O último getulista

Leonel Brizola morreu aos 82 anos de idade. Pode ser considerado o último getulista e, ao que tudo indica, também o último trabalhista. Foi politicamente filho de Getúlio Vargas, o ditador e depois presidente eleito que se tornou a figura política brasileira mais marcante do século XX. Homem de indiscutível visão política, Getúlio criou o Partido Trabalhista Brasileiro e inspirou também a criação do Partido Social Democrático. Outras agremiações existiam ou surgiram, à época, no Brasil. De expressão, além daqueles dois, só a União Democrática Nacional. É difícil definir cada um desses partidos, pois já então existia o fisiologismo que hoje domina as nossas agremiações políticas.

Mas é certo que o PTB foi criado para representar os reclamos da classe operária urbana, crescente no processo de industrialização do País. Já o PSD surgiu com raízes rurais e conservadoras. E captou, também, conservadores dos centros urbanos. Com esses dois partidos, Getúlio imaginava criar uma balança que daria estabilidade à política brasileira.

A UDN foi mais um partido de elite, anticomunista e com vezos de direitismo, embora em seu ideário e nas principais figuras da agremiação se encontrassem fortes convicções democráticas. Oposição a Getúlio até a sua morte, episódio trágico no qual desempenhou papel preponderante com Carlos Lacerda, a UDN tinha fortes raízes nas forças armadas, em especial na Aeronáutica, com a figura ímpar de militar e político do brigadeiro Eduardo Gomes.

Brizola, pelo menos nas primeiras décadas de sua longa carreira política, foi um trabalhista inspirado no trabalhismo inglês. Lutou por uma legislação protetora dos trabalhadores e enveredou pelo socialismo, sem nunca ter abraçado o marxismo. Foi engraxate e exerceu em sua juventude outras funções humildes, mas logrou cursar Engenharia Civil, profissão que jamais exerceu. Foi sempre político. Deputado estadual, federal, prefeito de Porto Alegre, governador do Rio Grande do Sul e do Rio de Janeiro (por duas vezes). Quando do golpe militar de 1964 foi a mais veemente voz de insurreição. Protestou muito contra a tomada do poder pelos militares, mas nada conseguiu fazer para garantir no poder o seu cunhado João Goulart.

Sua carreira política, longa e cheia de altos e baixos, teve o mérito de liderar o “trabalhismo” até que, como doutrina política, este veio a se confundir com outros ideários. Começaram a surgir novos partidos trabalhistas no nome, mas não nas idéias. E pode-se detectar no PTB de Brizola, e depois no seu PDT, desvios ideológicos que, se não foram tão graves quanto os que sofreram os partidos que com ele buscavam disputar o eleitorado trabalhador, ainda assim suficientes para descaracterizá-lo.
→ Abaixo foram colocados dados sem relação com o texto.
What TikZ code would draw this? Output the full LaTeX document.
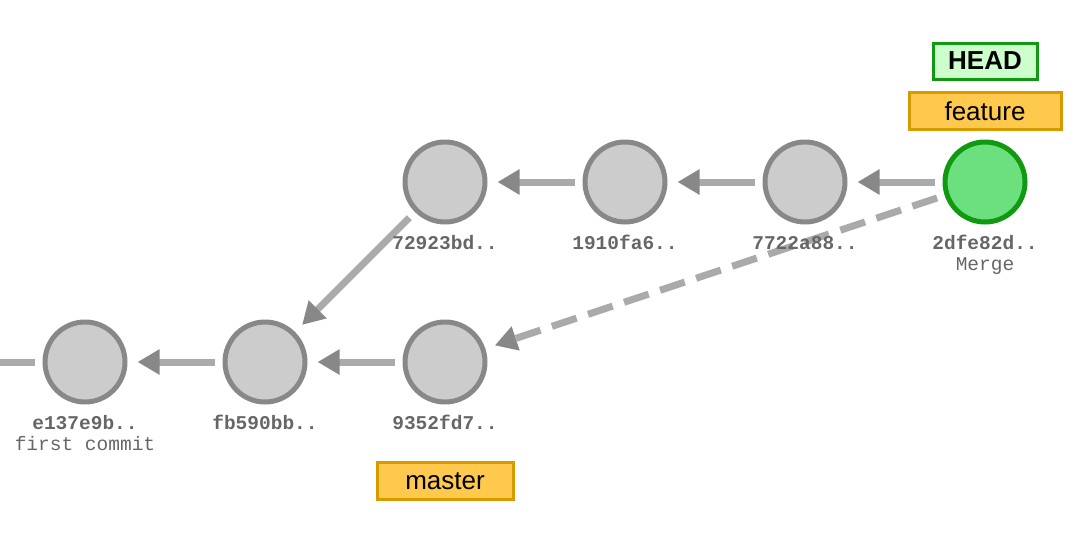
\documentclass[tikz,border=0pt]{standalone}
\usepackage{fontspec}
\setmainfont{Liberation Sans}
\setmonofont{Liberation Mono}
\usetikzlibrary{arrows.meta}
\definecolor{cfill}{HTML}{CCCCCC}
\definecolor{cline}{HTML}{888888}
\definecolor{eline}{HTML}{AAAAAA}
\definecolor{gfill}{HTML}{6CE07F}
\definecolor{gline}{HTML}{119911}
\definecolor{yfill}{HTML}{FFC94D}
\definecolor{yline}{HTML}{D99A00}
\definecolor{hfill}{HTML}{CCFFCC}
\definecolor{tgray}{HTML}{666666}
\tikzset{
 commit/.style={circle,draw=cline,fill=cfill,line width=5pt,minimum size=80pt,inner sep=0pt},
 headc/.style={commit,draw=gline,fill=gfill},
 edge/.style={draw=eline,line width=7pt,shorten <=8pt,shorten >=10pt,-{Triangle[length=22pt,width=24pt,color=cline]}},
 dedge/.style={edge,dash pattern=on 26pt off 12pt},
 hash/.style={font=\fontsize{19.5}{22}\selectfont\ttfamily\bfseries,text=tgray,anchor=base},
 msg/.style={font=\fontsize{19.5}{22}\selectfont\ttfamily,text=tgray,anchor=base},
 branch/.style={draw=yline,fill=yfill,line width=3pt,minimum height=37pt,font=\fontsize{26}{28}\selectfont},
 headb/.style={draw=gline,fill=hfill,line width=3pt,minimum height=36pt,font=\fontsize{26}{28}\selectfont\bfseries},
}
\begin{document}
\begin{tikzpicture}[x=1pt,y=-1pt]
\useasboundingbox (0,0) rectangle (1082,536);
\node[commit] (e1) at (85,362) {};
\node[commit] (fb) at (265,362) {};
\node[commit] (93) at (445,362) {};
\node[commit] (72) at (445,182) {};
\node[commit] (19) at (625,182) {};
\node[commit] (77) at (805,182) {};
\node[headc] (2d) at (985,182) {};
\coordinate (stub) at (0,362);
\draw[draw=eline,line width=7pt,shorten >=8pt] (stub) -- (e1);
\draw[edge] (fb) -- (e1);
\draw[edge] (93) -- (fb);
\draw[edge] (19) -- (72);
\draw[edge] (77) -- (19);
\draw[edge] (2d) -- (77);
\draw[dedge] (2d) -- (93);
\draw[edge] (72) -- (fb);
\node[hash] (l1) at (85,249) {};
\node[hash] (k1) at (85,429) {e137e9b..};
\node[msg] (m1) at (85,450) {first commit};
\node[hash] (l2) at (265,429) {fb590bb..};
\node[hash] (l3) at (445,429) {9352fd7..};
\node[hash] (l4) at (445,249) {72923bd..};
\node[hash] (l5) at (625,249) {1910fa6..};
\node[hash] (l6) at (805,249) {7722a88..};
\node[hash] (l7) at (985,249) {2dfe82d..};
\node[msg] (m7) at (985,270) {Merge};
\node[branch,minimum width=152pt] (feat) at (985,111) {feature};
\node[headb,minimum width=104pt] (head) at (985,61) {HEAD};
\node[branch,minimum width=136pt] (mast) at (445,481) {master};
\end{tikzpicture}
\end{document}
De qualquer forma, tem-se que reconhecer que, com a morte de Leonel Brizola, o Brasil perde o último dos getulistas, o ainda mais autêntico trabalhista e um político que, mesmo nas horas mais difíceis, não desceu de sua tribuna para entregar-se aos poderosos do dia. Negociou, sim. Mas nunca capitulou de suas idéias em favor das classes trabalhadoras. Nem de seu socialismo um tanto confuso e teórico, mas que sempre foi mais autêntico que os muitos socialismos que hoje recheiam vários partidos brasileiros que bajulam as massas operárias.

O Brasil perdeu com a morte de Brizola.